### Goal of the exercise
Set down the data below without change, skipping the pictures it holds.

### Information supplied

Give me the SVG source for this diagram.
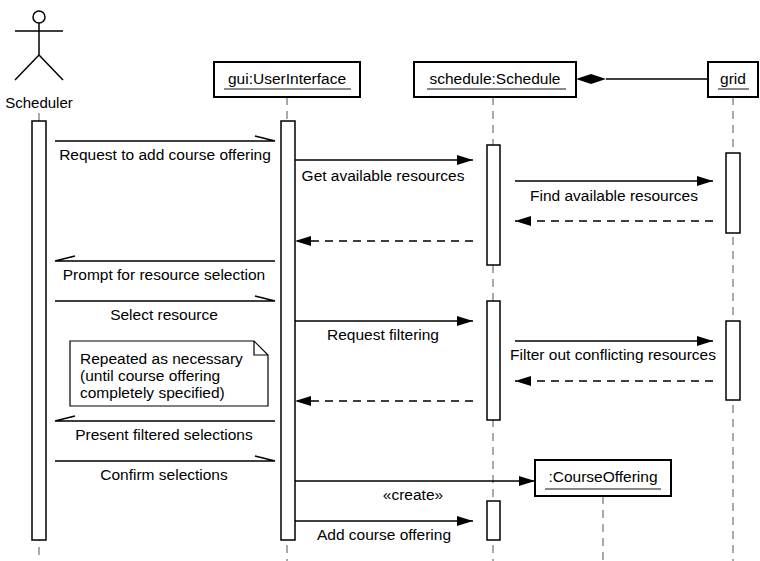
<svg xmlns="http://www.w3.org/2000/svg" width="760" height="561" viewBox="0 0 760 561">
<style>
text{font-family:"Liberation Sans",Arial,sans-serif;font-size:15.5px;fill:#000}
.m{text-anchor:middle}
.box{fill:#fff;stroke:#000;stroke-width:2}
.act{fill:#fff;stroke:#000;stroke-width:1.5}
.life{stroke:#555;stroke-width:1;stroke-dasharray:8,6;fill:none}
.ul{stroke:#888;stroke-width:2}
.msg{stroke:#000;stroke-width:1.5;fill:none}
.ret{stroke:#000;stroke-width:1.5;fill:none;stroke-dasharray:8,6}
</style>
<defs>
<marker id="f" markerWidth="16" markerHeight="10" refX="16" refY="5" orient="auto" markerUnits="userSpaceOnUse"><path d="M0,0L16,5L0,10Z" fill="#000"/></marker>
</defs>
<g id="lifelines">
<line class="life" x1="39" y1="113" x2="39" y2="561"/>
<line class="life" x1="287" y1="97" x2="287" y2="561"/>
<line class="life" x1="493" y1="97" x2="493" y2="561"/>
<line class="life" x1="733" y1="97" x2="733" y2="561"/>
<line class="life" x1="603" y1="496" x2="603" y2="561"/>
</g>
<g id="scheduler">
<circle cx="39" cy="17" r="6" fill="#fff" stroke="#000" stroke-width="1.5"/>
<path d="M15,31H63M39,23V55L15,80M39,55L63,80" stroke="#000" stroke-width="1.5" fill="none"/>
<text class="m" x="39" y="108" style="font-size:15px">Scheduler</text>
<rect class="act" x="32" y="121" width="14" height="419"/>
</g>
<g id="gui">
<rect class="box" x="214" y="62" width="146" height="35"/>
<text class="m" x="287" y="84">gui:UserInterface</text>
<line class="ul" x1="224" y1="89" x2="351" y2="89"/>
<rect class="act" x="281" y="121" width="14" height="419"/>
</g>
<g id="schedule">
<rect class="box" x="414" y="62" width="162" height="35"/>
<text class="m" x="495" y="84">schedule:Schedule</text>
<line class="ul" x1="427" y1="89" x2="566" y2="89"/>
<rect class="act" x="487" y="145" width="13" height="120"/>
<rect class="act" x="487" y="301" width="13" height="119"/>
<rect class="act" x="487" y="501" width="13" height="39"/>
</g>
<g id="grid">
<rect class="box" x="708" y="62" width="50" height="35"/>
<text class="m" x="733" y="84">grid</text>
<line class="ul" x1="718" y1="89" x2="749" y2="89"/>
<rect class="act" x="726" y="153" width="14" height="80"/>
<rect class="act" x="726" y="321" width="14" height="79"/>
</g>
<g id="courseoffering">
<rect class="box" x="535" y="460" width="136" height="36"/>
<text class="m" x="603" y="482">:CourseOffering</text>
<line class="ul" x1="545" y1="489" x2="661" y2="489"/>
</g>
<g id="note">
<path d="M70,341H254L268,355V406H70Z" fill="#fff" stroke="#000" stroke-width="1.2"/>
<path d="M254,341V355H268" fill="none" stroke="#000" stroke-width="1.2"/>
<text x="80" y="364">Repeated as necessary</text>
<text x="80" y="381">(until course offering</text>
<text x="80" y="398">completely specified)</text>
</g>
<g id="connectors">
<path d="M576,79L591,74L606,79L591,84Z" fill="#000"/>
<line class="msg" x1="606" y1="79" x2="708" y2="79"/>
<path class="msg" d="M55,141H275L255,136"/>
<path class="msg" d="M275,261H55L75,256"/>
<path class="msg" d="M55,301H275L255,296"/>
<path class="msg" d="M275,421H55L75,416"/>
<path class="msg" d="M55,461H275L255,456"/>
<line class="msg" x1="295" y1="160" x2="473" y2="160" marker-end="url(#f)"/>
<line class="msg" x1="515" y1="181" x2="713" y2="181" marker-end="url(#f)"/>
<line class="ret" x1="713" y1="221" x2="515" y2="221" marker-end="url(#f)"/>
<line class="ret" x1="473" y1="241" x2="295" y2="241" marker-end="url(#f)"/>
<line class="msg" x1="295" y1="321" x2="473" y2="321" marker-end="url(#f)"/>
<line class="msg" x1="515" y1="341" x2="713" y2="341" marker-end="url(#f)"/>
<line class="ret" x1="713" y1="381" x2="515" y2="381" marker-end="url(#f)"/>
<line class="ret" x1="473" y1="401" x2="295" y2="401" marker-end="url(#f)"/>
<line class="msg" x1="295" y1="481" x2="535" y2="481" marker-end="url(#f)"/>
<line class="msg" x1="295" y1="521" x2="473" y2="521" marker-end="url(#f)"/>
<text class="m" x="165" y="160">Request to add course offering</text>
<text class="m" x="383" y="181">Get available resources</text>
<text class="m" x="614" y="201">Find available resources</text>
<text class="m" x="164" y="280">Prompt for resource selection</text>
<text class="m" x="164" y="320">Select resource</text>
<text class="m" x="383" y="340">Request filtering</text>
<text class="m" x="613" y="360">Filter out conflicting resources</text>
<text class="m" x="164" y="440">Present filtered selections</text>
<text class="m" x="164" y="480">Confirm selections</text>
<text class="m" x="413" y="500">«create»</text>
<text class="m" x="384" y="540">Add course offering</text>
</g>
</svg>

### Final answer
Give me the SVG source for this diagram.
<svg xmlns="http://www.w3.org/2000/svg" width="760" height="561" viewBox="0 0 760 561">
<style>
text{font-family:"Liberation Sans",Arial,sans-serif;font-size:15.5px;fill:#000}
.m{text-anchor:middle}
.box{fill:#fff;stroke:#000;stroke-width:2}
.act{fill:#fff;stroke:#000;stroke-width:1.5}
.life{stroke:#555;stroke-width:1;stroke-dasharray:8,6;fill:none}
.ul{stroke:#888;stroke-width:2}
.msg{stroke:#000;stroke-width:1.5;fill:none}
.ret{stroke:#000;stroke-width:1.5;fill:none;stroke-dasharray:8,6}
</style>
<defs>
<marker id="f" markerWidth="16" markerHeight="10" refX="16" refY="5" orient="auto" markerUnits="userSpaceOnUse"><path d="M0,0L16,5L0,10Z" fill="#000"/></marker>
</defs>
<g id="lifelines">
<line class="life" x1="39" y1="113" x2="39" y2="561"/>
<line class="life" x1="287" y1="97" x2="287" y2="561"/>
<line class="life" x1="493" y1="97" x2="493" y2="561"/>
<line class="life" x1="733" y1="97" x2="733" y2="561"/>
<line class="life" x1="603" y1="496" x2="603" y2="561"/>
</g>
<g id="scheduler">
<circle cx="39" cy="17" r="6" fill="#fff" stroke="#000" stroke-width="1.5"/>
<path d="M15,31H63M39,23V55L15,80M39,55L63,80" stroke="#000" stroke-width="1.5" fill="none"/>
<text class="m" x="39" y="108" style="font-size:15px">Scheduler</text>
<rect class="act" x="32" y="121" width="14" height="419"/>
</g>
<g id="gui">
<rect class="box" x="214" y="62" width="146" height="35"/>
<text class="m" x="287" y="84">gui:UserInterface</text>
<line class="ul" x1="224" y1="89" x2="351" y2="89"/>
<rect class="act" x="281" y="121" width="14" height="419"/>
</g>
<g id="schedule">
<rect class="box" x="414" y="62" width="162" height="35"/>
<text class="m" x="495" y="84">schedule:Schedule</text>
<line class="ul" x1="427" y1="89" x2="566" y2="89"/>
<rect class="act" x="487" y="145" width="13" height="120"/>
<rect class="act" x="487" y="301" width="13" height="119"/>
<rect class="act" x="487" y="501" width="13" height="39"/>
</g>
<g id="grid">
<rect class="box" x="708" y="62" width="50" height="35"/>
<text class="m" x="733" y="84">grid</text>
<line class="ul" x1="718" y1="89" x2="749" y2="89"/>
<rect class="act" x="726" y="153" width="14" height="80"/>
<rect class="act" x="726" y="321" width="14" height="79"/>
</g>
<g id="courseoffering">
<rect class="box" x="535" y="460" width="136" height="36"/>
<text class="m" x="603" y="482">:CourseOffering</text>
<line class="ul" x1="545" y1="489" x2="661" y2="489"/>
</g>
<g id="note">
<path d="M70,341H254L268,355V406H70Z" fill="#fff" stroke="#000" stroke-width="1.2"/>
<path d="M254,341V355H268" fill="none" stroke="#000" stroke-width="1.2"/>
<text x="80" y="364">Repeated as necessary</text>
<text x="80" y="381">(until course offering</text>
<text x="80" y="398">completely specified)</text>
</g>
<g id="connectors">
<path d="M576,79L591,74L606,79L591,84Z" fill="#000"/>
<line class="msg" x1="606" y1="79" x2="708" y2="79"/>
<path class="msg" d="M55,141H275L255,136"/>
<path class="msg" d="M275,261H55L75,256"/>
<path class="msg" d="M55,301H275L255,296"/>
<path class="msg" d="M275,421H55L75,416"/>
<path class="msg" d="M55,461H275L255,456"/>
<line class="msg" x1="295" y1="160" x2="473" y2="160" marker-end="url(#f)"/>
<line class="msg" x1="515" y1="181" x2="713" y2="181" marker-end="url(#f)"/>
<line class="ret" x1="713" y1="221" x2="515" y2="221" marker-end="url(#f)"/>
<line class="ret" x1="473" y1="241" x2="295" y2="241" marker-end="url(#f)"/>
<line class="msg" x1="295" y1="321" x2="473" y2="321" marker-end="url(#f)"/>
<line class="msg" x1="515" y1="341" x2="713" y2="341" marker-end="url(#f)"/>
<line class="ret" x1="713" y1="381" x2="515" y2="381" marker-end="url(#f)"/>
<line class="ret" x1="473" y1="401" x2="295" y2="401" marker-end="url(#f)"/>
<line class="msg" x1="295" y1="481" x2="535" y2="481" marker-end="url(#f)"/>
<line class="msg" x1="295" y1="521" x2="473" y2="521" marker-end="url(#f)"/>
<text class="m" x="165" y="160">Request to add course offering</text>
<text class="m" x="383" y="181">Get available resources</text>
<text class="m" x="614" y="201">Find available resources</text>
<text class="m" x="164" y="280">Prompt for resource selection</text>
<text class="m" x="164" y="320">Select resource</text>
<text class="m" x="383" y="340">Request filtering</text>
<text class="m" x="613" y="360">Filter out conflicting resources</text>
<text class="m" x="164" y="440">Present filtered selections</text>
<text class="m" x="164" y="480">Confirm selections</text>
<text class="m" x="413" y="500">«create»</text>
<text class="m" x="384" y="540">Add course offering</text>
</g>
</svg>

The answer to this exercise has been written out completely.